Refactoring Pays off Technical Debt

 Technical debt accumulation over time can be risky. That’s why you need to refactor frequently.

Consider a product team that shuns refactoring. Maybe that company’s stakeholders insist on unreasonably short development cycles because they want new product releases out ASAP. So the team makes a conscious decision to focus entirely on new feature development (and maybe an occasional priority-one big fix) and not to do any refactoring along the way.

Because the team isn’t making these minor but important tweaks as they go, the product’s code base becomes increasingly clunky and built on increasingly-outdated (or at least suboptimal) code.

Time passes. The team’s failure to refactor isn’t causing any short-term problems with the product, at least none that users can see. But those problems are building in the background.

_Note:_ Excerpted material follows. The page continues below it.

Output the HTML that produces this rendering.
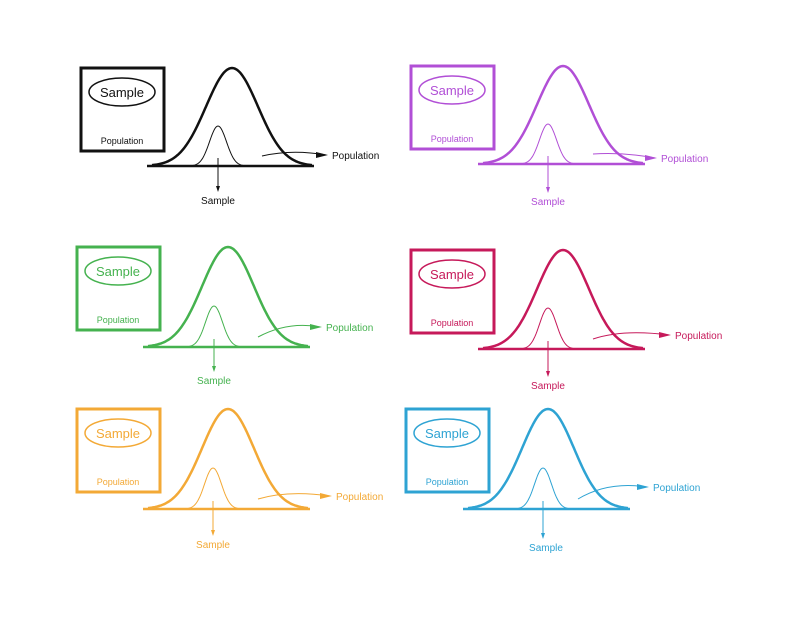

Eventually, when the product team wants to make a major upgrade or build a major extension to the product. The code base will be too shaky and unadaptable to the new plans. And at this point, it’ll be too late for refactoring. All of those little changes—which, at the time, might have even seemed too minor to bother with anyway—have compounded into a development problem that’s now too big to fix.

Someone will have to admit, “We’re not going to be able to refactor our way out of this problem. We’re going to have to redesign this thing.”

Actually, it’ll probably sound more like, “#%@&! We’re not going to be able to refactor our way out of this. We’re going to have to @#$& redesign this *&^% thing!”

How to Build Refactoring into Your Product Development Process

First Step: Make regular time on your agenda for refactoring.

Say you have $10,000 saved for home projects, and you decide to use it all to upgrade your kitchen countertops and add a backsplash. Those projects are fun and will make your home much more enjoyable.

But what about the standard home maintenance and updates you also need to pay for? Painting the exterior of the house? Replacing the water heater? Trimming the trees in the backyard?

These fixes and maintenance items aren’t exciting, like your fancy new kitchen will be. But consider the alternative. If you don’t budget for them—if you don’t set aside some of that “home project” money for the ongoing, boring stuff (think of this as home refactoring)—eventually you’ll have a house with a gorgeous kitchen, a busted water heater, and an out-of-control jungle in your backyard.

So build refactoring into your process. Give it budget—time, resources, its own slots on your team’s calendar.

Let’s say you’ve got 400 total developer hours slotted for your next two-week sprint. You might want to set aside some portion of these resources—say, 10%, or 40 developer hours—for refactoring.

Just as automatically putting 10% of your paycheck into a long-term investment can grow your wealth tremendously over time, automating the process of allotting hours on your team’s calendar for refactoring can pay huge dividends in the health and adaptability of your product over the long run.

Next Step: Make sure your stakeholders understand the necessity of refactoring.

If your executive stakeholders are not already sold on the importance of refactoring, it’ll be your job as a product manager to explain its significance.

When you’ve built in a little extra time into your upcoming development cycle for refactoring, and a stakeholder isn’t convinced that those tasks need as many resources as you’ve allotted for them, you can explain that you are investing in the long-term health of your product. That’s what you are doing, after all, because the longer you don’t deal with the minor issues along the way, the more likely they will grow into a major catastrophe.

“If we don’t take a little time to make these small changes as we go,” you can say, “We’ll just be creating debt that we’ll have to pay off eventually—and that repayment number gets bigger every day we don’t address it.”

We recently hosted a webinar on the topic of ‘redesign’ with our friends at Pivotal Tracker and Notion:

 

Bottom line: If you’re responsible for a software product, refactoring is not a nice-to-have step to include in the development process. It’s an ongoing obligation to the long-term health and viability of your product. If you don’t budget resources for refactoring, you risk racking up technical debt that will be costly to fix later.